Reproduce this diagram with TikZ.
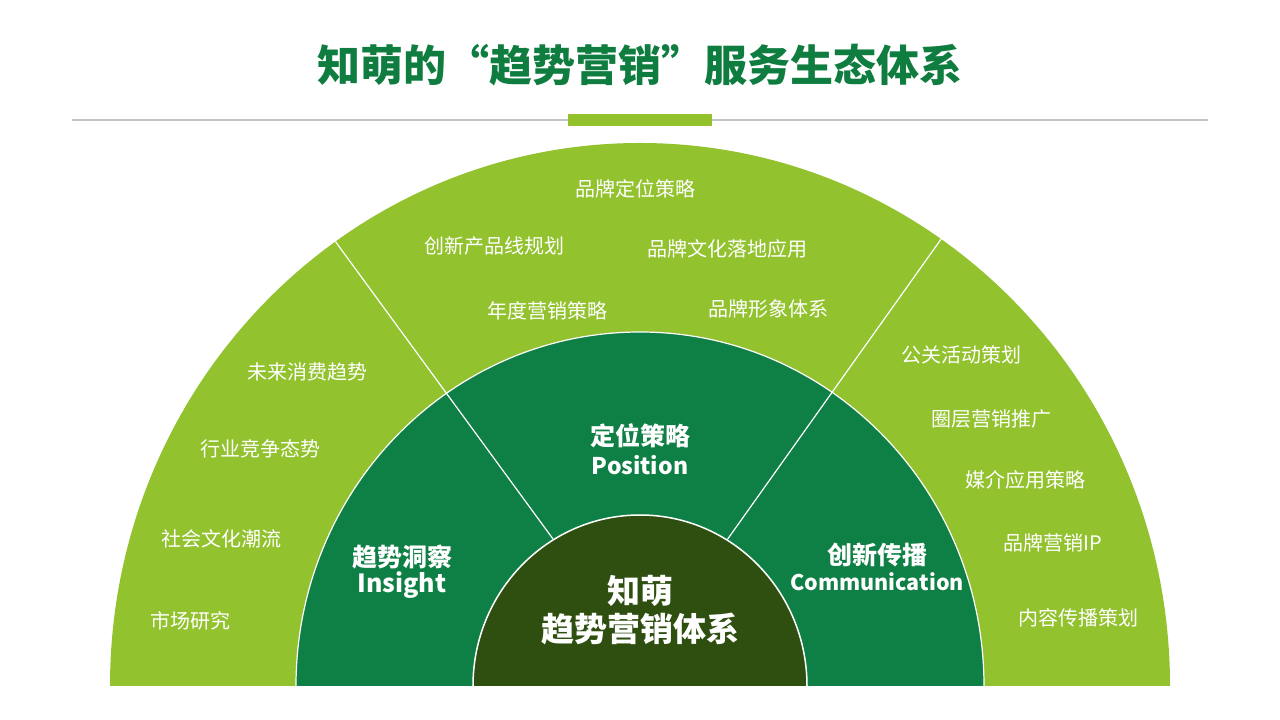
\documentclass[tikz,border=0pt]{standalone}
\usepackage{fontspec}
\setmainfont{Noto Sans CJK SC}
\definecolor{lightg}{HTML}{93C22F}
\definecolor{midg}{HTML}{0E7F45}
\definecolor{darkg}{HTML}{2E4F10}
\definecolor{titleg}{HTML}{0F7D40}
\definecolor{grayline}{HTML}{C3C6C6}
\definecolor{barg}{HTML}{92C12C}
\begin{document}
\begin{tikzpicture}[x=1pt,y=1pt,
  outerlbl/.style={text=white,font=\fontsize{20}{23}\selectfont,inner sep=0pt},
  midlbl/.style={text=white,font=\bfseries\fontsize{25}{28}\selectfont,inner sep=0pt},
  midlat/.style={text=white,font=\bfseries\fontsize{23}{26}\selectfont,inner sep=0pt},
  innerlbl/.style={text=white,font=\bfseries\fontsize{33}{38}\selectfont,inner sep=0pt}]
\useasboundingbox (0,0) rectangle (1280,720);
\fill[white] (0,0) rectangle (1280,720);
% title
\node[text=titleg,font=\bfseries\fontsize{43}{50}\selectfont,inner sep=0pt] (title) at (640,655) {知萌的“趋势营销”服务生态体系};
\draw[grayline,line width=2pt] (72,600) -- (1208,600);
\fill[barg] (568,594) rectangle (712,606);
% outer ring
\coordinate (c) at (640,34);
\fill[lightg] (110,34) arc[start angle=180,end angle=0,x radius=530,y radius=543] -- cycle;
\begin{scope}
\clip (110,34) arc[start angle=180,end angle=0,x radius=530,y radius=543] -- cycle;
\coordinate (l1) at (553,181);
\coordinate (l2) at (327,490);
\coordinate (r1) at (727,180);
\coordinate (r2) at (949,492);
\draw[white,line width=1.2pt] (l1) -- (l2);
\draw[white,line width=1.2pt] (r1) -- (r2);
\end{scope}
% middle ring
\begin{scope}
\clip (296,34) arc[start angle=180,end angle=0,x radius=344,y radius=354] -- cycle;
\fill[midg] (296,34) arc[start angle=180,end angle=0,x radius=344,y radius=354] -- cycle;
\draw[white,line width=1.2pt] (l1) -- (l2);
\draw[white,line width=1.2pt] (r1) -- (r2);
\end{scope}
\draw[white,line width=1.2pt] (296,34) arc[start angle=180,end angle=0,x radius=344,y radius=354];
% inner
\fill[darkg] (473,34) arc[start angle=180,end angle=0,x radius=167,y radius=171] -- cycle;
\draw[white,line width=1.5pt] (473,34) arc[start angle=180,end angle=0,x radius=167,y radius=171];
% outer labels
\node[outerlbl] (o1) at (635,531) {品牌定位策略};
\node[outerlbl] (o2) at (494,474) {创新产品线规划};
\node[outerlbl] (o3) at (727,471) {品牌文化落地应用};
\node[outerlbl] (o4) at (547,409) {年度营销策略};
\node[outerlbl] (o5) at (768,411) {品牌形象体系};
\node[outerlbl] (o6) at (307,348) {未来消费趋势};
\node[outerlbl] (o7) at (260,271) {行业竞争态势};
\node[outerlbl] (o8) at (221,181) {社会文化潮流};
\node[outerlbl] (o9) at (190,99) {市场研究};
\node[outerlbl] (o10) at (961,365) {公关活动策划};
\node[outerlbl] (o11) at (991,301) {圈层营销推广};
\node[outerlbl] (o12) at (1025,240) {媒介应用策略};
\node[outerlbl] (o13) at (1053,177) {品牌营销IP};
\node[outerlbl] (o14) at (1078,102) {内容传播策划};
% middle labels
\node[midlbl] (m1) at (640,284) {定位策略};
\node[midlat] (m1e) at (640,255) {Position};
\node[midlbl] (m2) at (402,163) {趋势洞察};
\node[midlat,font=\bfseries\fontsize{25}{28}\selectfont] (m2e) at (402,135) {Insight};
\node[midlbl] (m3) at (877,165) {创新传播};
\node[midlat,font=\bfseries\fontsize{21.5}{26}\selectfont] (m3e) at (877,138) {Communication};
% inner labels
\node[innerlbl] (i1) at (640,129) {知萌};
\node[innerlbl] (i2) at (640,91) {趋势营销体系};
\end{tikzpicture}
\end{document}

——

# Stated task:
Reproduce the material above in full and without alteration, but skip all pictures.

# Solution to the exercise:
Reproduce this diagram with TikZ.
\documentclass[tikz,border=0pt]{standalone}
\usepackage{fontspec}
\setmainfont{Noto Sans CJK SC}
\definecolor{lightg}{HTML}{93C22F}
\definecolor{midg}{HTML}{0E7F45}
\definecolor{darkg}{HTML}{2E4F10}
\definecolor{titleg}{HTML}{0F7D40}
\definecolor{grayline}{HTML}{C3C6C6}
\definecolor{barg}{HTML}{92C12C}
\begin{document}
\begin{tikzpicture}[x=1pt,y=1pt,
  outerlbl/.style={text=white,font=\fontsize{20}{23}\selectfont,inner sep=0pt},
  midlbl/.style={text=white,font=\bfseries\fontsize{25}{28}\selectfont,inner sep=0pt},
  midlat/.style={text=white,font=\bfseries\fontsize{23}{26}\selectfont,inner sep=0pt},
  innerlbl/.style={text=white,font=\bfseries\fontsize{33}{38}\selectfont,inner sep=0pt}]
\useasboundingbox (0,0) rectangle (1280,720);
\fill[white] (0,0) rectangle (1280,720);
% title
\node[text=titleg,font=\bfseries\fontsize{43}{50}\selectfont,inner sep=0pt] (title) at (640,655) {知萌的“趋势营销”服务生态体系};
\draw[grayline,line width=2pt] (72,600) -- (1208,600);
\fill[barg] (568,594) rectangle (712,606);
% outer ring
\coordinate (c) at (640,34);
\fill[lightg] (110,34) arc[start angle=180,end angle=0,x radius=530,y radius=543] -- cycle;
\begin{scope}
\clip (110,34) arc[start angle=180,end angle=0,x radius=530,y radius=543] -- cycle;
\coordinate (l1) at (553,181);
\coordinate (l2) at (327,490);
\coordinate (r1) at (727,180);
\coordinate (r2) at (949,492);
\draw[white,line width=1.2pt] (l1) -- (l2);
\draw[white,line width=1.2pt] (r1) -- (r2);
\end{scope}
% middle ring
\begin{scope}
\clip (296,34) arc[start angle=180,end angle=0,x radius=344,y radius=354] -- cycle;
\fill[midg] (296,34) arc[start angle=180,end angle=0,x radius=344,y radius=354] -- cycle;
\draw[white,line width=1.2pt] (l1) -- (l2);
\draw[white,line width=1.2pt] (r1) -- (r2);
\end{scope}
\draw[white,line width=1.2pt] (296,34) arc[start angle=180,end angle=0,x radius=344,y radius=354];
% inner
\fill[darkg] (473,34) arc[start angle=180,end angle=0,x radius=167,y radius=171] -- cycle;
\draw[white,line width=1.5pt] (473,34) arc[start angle=180,end angle=0,x radius=167,y radius=171];
% outer labels
\node[outerlbl] (o1) at (635,531) {品牌定位策略};
\node[outerlbl] (o2) at (494,474) {创新产品线规划};
\node[outerlbl] (o3) at (727,471) {品牌文化落地应用};
\node[outerlbl] (o4) at (547,409) {年度营销策略};
\node[outerlbl] (o5) at (768,411) {品牌形象体系};
\node[outerlbl] (o6) at (307,348) {未来消费趋势};
\node[outerlbl] (o7) at (260,271) {行业竞争态势};
\node[outerlbl] (o8) at (221,181) {社会文化潮流};
\node[outerlbl] (o9) at (190,99) {市场研究};
\node[outerlbl] (o10) at (961,365) {公关活动策划};
\node[outerlbl] (o11) at (991,301) {圈层营销推广};
\node[outerlbl] (o12) at (1025,240) {媒介应用策略};
\node[outerlbl] (o13) at (1053,177) {品牌营销IP};
\node[outerlbl] (o14) at (1078,102) {内容传播策划};
% middle labels
\node[midlbl] (m1) at (640,284) {定位策略};
\node[midlat] (m1e) at (640,255) {Position};
\node[midlbl] (m2) at (402,163) {趋势洞察};
\node[midlat,font=\bfseries\fontsize{25}{28}\selectfont] (m2e) at (402,135) {Insight};
\node[midlbl] (m3) at (877,165) {创新传播};
\node[midlat,font=\bfseries\fontsize{21.5}{26}\selectfont] (m3e) at (877,138) {Communication};
% inner labels
\node[innerlbl] (i1) at (640,129) {知萌};
\node[innerlbl] (i2) at (640,91) {趋势营销体系};
\end{tikzpicture}
\end{document}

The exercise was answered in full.